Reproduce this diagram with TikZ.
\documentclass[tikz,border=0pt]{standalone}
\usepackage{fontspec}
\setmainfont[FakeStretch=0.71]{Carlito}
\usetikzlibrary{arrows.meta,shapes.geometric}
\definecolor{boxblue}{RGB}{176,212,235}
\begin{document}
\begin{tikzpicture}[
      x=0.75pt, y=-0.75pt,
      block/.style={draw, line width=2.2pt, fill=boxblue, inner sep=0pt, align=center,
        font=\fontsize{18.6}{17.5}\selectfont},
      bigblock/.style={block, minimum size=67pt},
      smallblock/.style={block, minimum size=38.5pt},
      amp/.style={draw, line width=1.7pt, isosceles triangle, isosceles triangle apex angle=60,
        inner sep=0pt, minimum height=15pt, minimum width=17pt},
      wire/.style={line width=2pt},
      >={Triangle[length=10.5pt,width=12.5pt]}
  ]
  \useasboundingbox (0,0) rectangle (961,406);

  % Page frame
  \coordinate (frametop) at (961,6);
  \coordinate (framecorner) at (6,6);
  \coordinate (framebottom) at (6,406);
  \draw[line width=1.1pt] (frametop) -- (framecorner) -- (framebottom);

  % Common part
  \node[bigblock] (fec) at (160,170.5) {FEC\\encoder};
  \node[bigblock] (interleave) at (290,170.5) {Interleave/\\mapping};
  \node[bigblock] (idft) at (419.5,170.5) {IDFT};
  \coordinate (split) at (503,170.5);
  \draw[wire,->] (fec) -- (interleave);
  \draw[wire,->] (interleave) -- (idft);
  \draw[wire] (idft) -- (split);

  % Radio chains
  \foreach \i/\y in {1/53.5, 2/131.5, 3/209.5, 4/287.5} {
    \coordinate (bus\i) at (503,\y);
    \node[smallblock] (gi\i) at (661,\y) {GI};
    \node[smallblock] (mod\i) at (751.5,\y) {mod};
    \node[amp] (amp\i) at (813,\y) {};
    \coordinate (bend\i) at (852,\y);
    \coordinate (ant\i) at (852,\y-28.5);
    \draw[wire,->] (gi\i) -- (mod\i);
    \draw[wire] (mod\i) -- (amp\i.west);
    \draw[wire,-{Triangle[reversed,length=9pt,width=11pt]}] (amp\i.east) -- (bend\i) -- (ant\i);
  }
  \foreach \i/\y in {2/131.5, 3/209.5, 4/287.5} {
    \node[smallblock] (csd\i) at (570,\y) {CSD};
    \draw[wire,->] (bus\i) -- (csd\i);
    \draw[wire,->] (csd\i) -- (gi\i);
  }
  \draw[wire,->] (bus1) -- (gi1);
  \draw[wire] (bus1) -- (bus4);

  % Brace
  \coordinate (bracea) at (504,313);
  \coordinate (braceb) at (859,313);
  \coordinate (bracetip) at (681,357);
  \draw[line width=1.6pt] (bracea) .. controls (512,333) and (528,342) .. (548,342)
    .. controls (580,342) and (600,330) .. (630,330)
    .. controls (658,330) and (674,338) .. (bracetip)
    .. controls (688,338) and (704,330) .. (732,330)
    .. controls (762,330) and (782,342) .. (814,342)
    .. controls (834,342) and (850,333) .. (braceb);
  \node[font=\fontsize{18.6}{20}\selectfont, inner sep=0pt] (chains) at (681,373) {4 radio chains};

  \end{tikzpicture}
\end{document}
---+---
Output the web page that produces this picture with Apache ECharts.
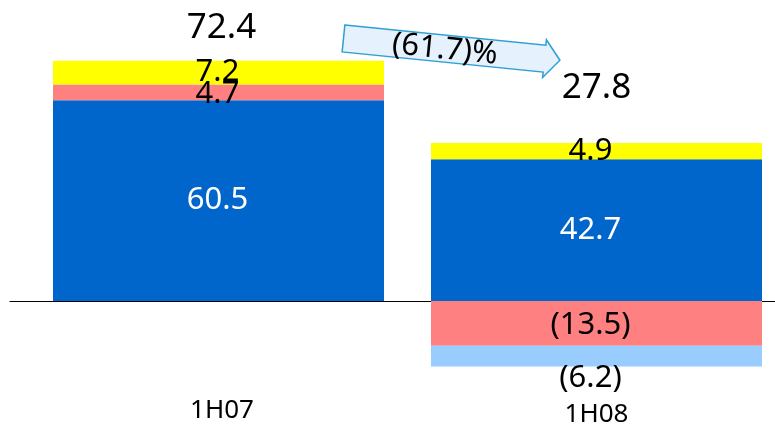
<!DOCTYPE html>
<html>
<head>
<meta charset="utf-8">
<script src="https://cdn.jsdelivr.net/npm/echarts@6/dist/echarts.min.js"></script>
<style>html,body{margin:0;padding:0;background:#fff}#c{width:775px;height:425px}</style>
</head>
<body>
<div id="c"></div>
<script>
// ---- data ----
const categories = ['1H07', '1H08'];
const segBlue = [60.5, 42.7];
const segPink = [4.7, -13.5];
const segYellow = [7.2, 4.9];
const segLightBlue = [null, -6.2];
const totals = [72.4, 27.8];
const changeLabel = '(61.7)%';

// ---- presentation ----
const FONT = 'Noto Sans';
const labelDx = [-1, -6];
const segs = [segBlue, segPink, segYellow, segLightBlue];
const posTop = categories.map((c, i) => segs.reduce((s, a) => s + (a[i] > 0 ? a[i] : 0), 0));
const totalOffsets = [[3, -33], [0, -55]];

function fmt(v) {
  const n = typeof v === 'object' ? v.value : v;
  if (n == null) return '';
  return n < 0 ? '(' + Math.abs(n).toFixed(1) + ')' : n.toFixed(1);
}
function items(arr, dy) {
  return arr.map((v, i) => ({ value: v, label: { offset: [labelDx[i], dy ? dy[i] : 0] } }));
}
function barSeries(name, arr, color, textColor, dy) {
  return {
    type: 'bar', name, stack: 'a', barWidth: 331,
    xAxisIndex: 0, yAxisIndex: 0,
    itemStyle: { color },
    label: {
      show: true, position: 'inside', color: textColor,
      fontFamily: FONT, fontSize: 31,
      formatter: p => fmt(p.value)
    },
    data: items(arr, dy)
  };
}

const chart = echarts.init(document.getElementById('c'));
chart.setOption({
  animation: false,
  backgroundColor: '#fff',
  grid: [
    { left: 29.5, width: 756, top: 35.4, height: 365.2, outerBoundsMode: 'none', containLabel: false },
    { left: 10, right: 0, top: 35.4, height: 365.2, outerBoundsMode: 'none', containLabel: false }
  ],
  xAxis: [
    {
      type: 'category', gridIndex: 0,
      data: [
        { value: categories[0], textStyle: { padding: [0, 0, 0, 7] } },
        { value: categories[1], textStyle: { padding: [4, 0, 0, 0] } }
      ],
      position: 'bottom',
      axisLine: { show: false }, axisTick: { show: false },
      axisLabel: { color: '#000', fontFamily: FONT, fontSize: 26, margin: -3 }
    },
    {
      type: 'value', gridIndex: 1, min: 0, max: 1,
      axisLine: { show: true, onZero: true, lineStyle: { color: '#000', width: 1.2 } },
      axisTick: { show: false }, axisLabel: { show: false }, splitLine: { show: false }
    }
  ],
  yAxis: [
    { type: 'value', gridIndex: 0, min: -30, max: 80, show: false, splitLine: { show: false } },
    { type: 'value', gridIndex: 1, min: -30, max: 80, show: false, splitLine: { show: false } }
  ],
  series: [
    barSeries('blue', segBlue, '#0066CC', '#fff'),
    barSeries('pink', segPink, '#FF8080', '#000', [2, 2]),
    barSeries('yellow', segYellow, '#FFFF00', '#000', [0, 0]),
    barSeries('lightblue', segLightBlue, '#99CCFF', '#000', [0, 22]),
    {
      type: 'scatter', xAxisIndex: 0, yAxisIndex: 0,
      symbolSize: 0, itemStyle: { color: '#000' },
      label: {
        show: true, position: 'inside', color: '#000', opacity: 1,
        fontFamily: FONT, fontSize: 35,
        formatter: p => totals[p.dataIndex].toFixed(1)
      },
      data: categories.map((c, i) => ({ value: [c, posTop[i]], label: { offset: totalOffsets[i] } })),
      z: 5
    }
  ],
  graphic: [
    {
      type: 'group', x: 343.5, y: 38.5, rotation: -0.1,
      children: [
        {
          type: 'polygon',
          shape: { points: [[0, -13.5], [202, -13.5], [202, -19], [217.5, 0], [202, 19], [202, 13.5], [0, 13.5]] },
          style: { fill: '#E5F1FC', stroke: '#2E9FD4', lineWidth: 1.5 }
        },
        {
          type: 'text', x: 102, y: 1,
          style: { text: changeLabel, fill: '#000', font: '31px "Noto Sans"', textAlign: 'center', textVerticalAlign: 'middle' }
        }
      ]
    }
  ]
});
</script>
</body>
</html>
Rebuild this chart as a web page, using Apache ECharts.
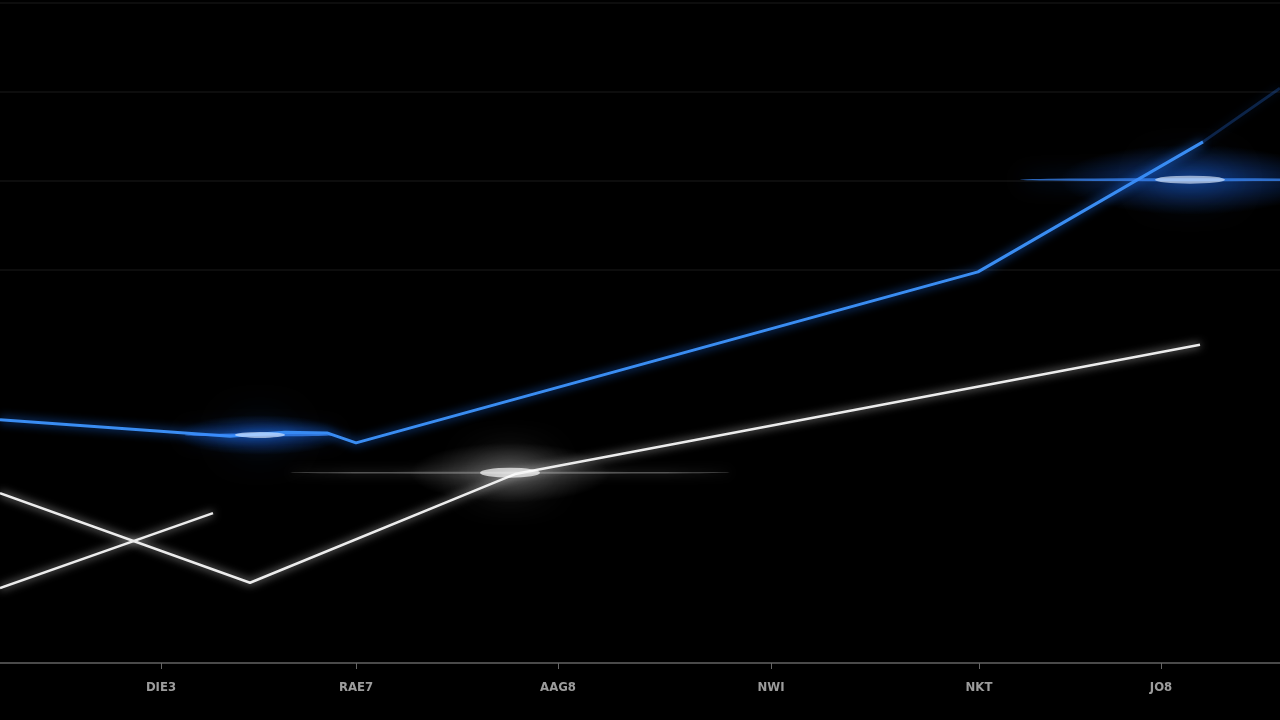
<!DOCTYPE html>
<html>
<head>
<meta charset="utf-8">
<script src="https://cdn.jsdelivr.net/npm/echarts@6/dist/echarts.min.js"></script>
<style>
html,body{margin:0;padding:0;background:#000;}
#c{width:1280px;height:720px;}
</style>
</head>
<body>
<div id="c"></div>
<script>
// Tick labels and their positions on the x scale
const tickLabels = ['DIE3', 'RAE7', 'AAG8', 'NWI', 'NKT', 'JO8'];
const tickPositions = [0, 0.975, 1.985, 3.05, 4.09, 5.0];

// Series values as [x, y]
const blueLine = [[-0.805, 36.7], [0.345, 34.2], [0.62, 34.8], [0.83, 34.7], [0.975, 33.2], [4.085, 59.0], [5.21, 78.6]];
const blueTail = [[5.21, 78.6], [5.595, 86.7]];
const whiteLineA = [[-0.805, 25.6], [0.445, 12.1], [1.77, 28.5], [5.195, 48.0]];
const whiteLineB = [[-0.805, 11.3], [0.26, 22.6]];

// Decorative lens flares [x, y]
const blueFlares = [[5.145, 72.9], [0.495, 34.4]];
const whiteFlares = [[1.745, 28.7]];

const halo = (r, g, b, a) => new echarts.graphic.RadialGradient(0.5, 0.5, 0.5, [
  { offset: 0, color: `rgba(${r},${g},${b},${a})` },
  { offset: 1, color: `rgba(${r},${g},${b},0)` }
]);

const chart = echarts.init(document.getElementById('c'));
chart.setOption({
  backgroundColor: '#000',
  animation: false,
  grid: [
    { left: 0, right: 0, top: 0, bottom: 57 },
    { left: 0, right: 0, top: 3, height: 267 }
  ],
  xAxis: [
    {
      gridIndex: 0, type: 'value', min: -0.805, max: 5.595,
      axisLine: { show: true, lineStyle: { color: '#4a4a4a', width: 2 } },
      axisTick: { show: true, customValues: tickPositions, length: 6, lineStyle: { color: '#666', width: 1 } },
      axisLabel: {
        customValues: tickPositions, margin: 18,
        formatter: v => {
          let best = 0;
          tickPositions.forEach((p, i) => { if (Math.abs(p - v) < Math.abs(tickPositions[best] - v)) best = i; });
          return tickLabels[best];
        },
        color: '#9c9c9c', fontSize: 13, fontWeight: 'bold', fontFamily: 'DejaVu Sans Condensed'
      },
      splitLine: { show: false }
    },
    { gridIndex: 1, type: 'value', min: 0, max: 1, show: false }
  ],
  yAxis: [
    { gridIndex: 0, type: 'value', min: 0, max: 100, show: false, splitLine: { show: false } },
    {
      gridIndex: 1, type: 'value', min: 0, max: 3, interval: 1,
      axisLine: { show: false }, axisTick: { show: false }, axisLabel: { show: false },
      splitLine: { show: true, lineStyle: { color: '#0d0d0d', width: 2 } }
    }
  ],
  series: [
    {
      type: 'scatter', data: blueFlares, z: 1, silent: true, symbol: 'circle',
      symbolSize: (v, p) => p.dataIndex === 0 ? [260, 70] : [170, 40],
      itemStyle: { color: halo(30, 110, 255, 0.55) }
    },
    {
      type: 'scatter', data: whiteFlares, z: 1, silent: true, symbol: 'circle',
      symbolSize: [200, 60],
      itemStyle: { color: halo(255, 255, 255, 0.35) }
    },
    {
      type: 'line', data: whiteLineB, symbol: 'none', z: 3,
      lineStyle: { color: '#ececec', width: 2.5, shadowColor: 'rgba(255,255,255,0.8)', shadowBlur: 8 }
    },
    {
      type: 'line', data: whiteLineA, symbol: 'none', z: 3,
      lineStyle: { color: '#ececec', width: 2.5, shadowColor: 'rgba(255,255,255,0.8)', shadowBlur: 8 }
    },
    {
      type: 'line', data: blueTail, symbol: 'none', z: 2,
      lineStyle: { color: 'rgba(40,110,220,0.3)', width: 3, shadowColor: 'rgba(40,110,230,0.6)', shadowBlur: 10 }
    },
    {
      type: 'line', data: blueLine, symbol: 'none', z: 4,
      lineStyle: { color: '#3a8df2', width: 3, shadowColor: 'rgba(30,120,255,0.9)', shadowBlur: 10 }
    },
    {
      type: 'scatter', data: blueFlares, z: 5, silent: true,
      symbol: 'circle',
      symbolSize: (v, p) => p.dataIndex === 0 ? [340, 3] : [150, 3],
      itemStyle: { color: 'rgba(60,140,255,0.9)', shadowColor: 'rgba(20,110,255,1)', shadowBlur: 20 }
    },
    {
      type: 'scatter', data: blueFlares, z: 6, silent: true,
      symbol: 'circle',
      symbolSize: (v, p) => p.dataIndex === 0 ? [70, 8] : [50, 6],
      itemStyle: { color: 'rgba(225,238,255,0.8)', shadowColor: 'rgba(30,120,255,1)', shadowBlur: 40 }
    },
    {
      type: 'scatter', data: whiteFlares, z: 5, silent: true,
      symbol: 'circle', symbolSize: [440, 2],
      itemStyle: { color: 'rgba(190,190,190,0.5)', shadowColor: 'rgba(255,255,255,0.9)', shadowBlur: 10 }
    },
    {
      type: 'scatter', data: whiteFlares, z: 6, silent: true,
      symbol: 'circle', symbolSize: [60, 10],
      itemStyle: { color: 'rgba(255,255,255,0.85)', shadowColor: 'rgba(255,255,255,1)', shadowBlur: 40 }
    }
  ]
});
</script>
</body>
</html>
---+---
▸ **Exercise aim**: Return, unchanged, the run of lines above that opens with the line containing "Reproduce this diagram with TikZ." and closes with the line containing "(bus1) -- (bus4);". Include both.

▸ **Worked solution**:
Reproduce this diagram with TikZ.
\documentclass[tikz,border=0pt]{standalone}
\usepackage{fontspec}
\setmainfont[FakeStretch=0.71]{Carlito}
\usetikzlibrary{arrows.meta,shapes.geometric}
\definecolor{boxblue}{RGB}{176,212,235}
\begin{document}
\begin{tikzpicture}[
      x=0.75pt, y=-0.75pt,
      block/.style={draw, line width=2.2pt, fill=boxblue, inner sep=0pt, align=center,
        font=\fontsize{18.6}{17.5}\selectfont},
      bigblock/.style={block, minimum size=67pt},
      smallblock/.style={block, minimum size=38.5pt},
      amp/.style={draw, line width=1.7pt, isosceles triangle, isosceles triangle apex angle=60,
        inner sep=0pt, minimum height=15pt, minimum width=17pt},
      wire/.style={line width=2pt},
      >={Triangle[length=10.5pt,width=12.5pt]}
  ]
  \useasboundingbox (0,0) rectangle (961,406);

  % Page frame
  \coordinate (frametop) at (961,6);
  \coordinate (framecorner) at (6,6);
  \coordinate (framebottom) at (6,406);
  \draw[line width=1.1pt] (frametop) -- (framecorner) -- (framebottom);

  % Common part
  \node[bigblock] (fec) at (160,170.5) {FEC\\encoder};
  \node[bigblock] (interleave) at (290,170.5) {Interleave/\\mapping};
  \node[bigblock] (idft) at (419.5,170.5) {IDFT};
  \coordinate (split) at (503,170.5);
  \draw[wire,->] (fec) -- (interleave);
  \draw[wire,->] (interleave) -- (idft);
  \draw[wire] (idft) -- (split);

  % Radio chains
  \foreach \i/\y in {1/53.5, 2/131.5, 3/209.5, 4/287.5} {
    \coordinate (bus\i) at (503,\y);
    \node[smallblock] (gi\i) at (661,\y) {GI};
    \node[smallblock] (mod\i) at (751.5,\y) {mod};
    \node[amp] (amp\i) at (813,\y) {};
    \coordinate (bend\i) at (852,\y);
    \coordinate (ant\i) at (852,\y-28.5);
    \draw[wire,->] (gi\i) -- (mod\i);
    \draw[wire] (mod\i) -- (amp\i.west);
    \draw[wire,-{Triangle[reversed,length=9pt,width=11pt]}] (amp\i.east) -- (bend\i) -- (ant\i);
  }
  \foreach \i/\y in {2/131.5, 3/209.5, 4/287.5} {
    \node[smallblock] (csd\i) at (570,\y) {CSD};
    \draw[wire,->] (bus\i) -- (csd\i);
    \draw[wire,->] (csd\i) -- (gi\i);
  }
  \draw[wire,->] (bus1) -- (gi1);
  \draw[wire] (bus1) -- (bus4);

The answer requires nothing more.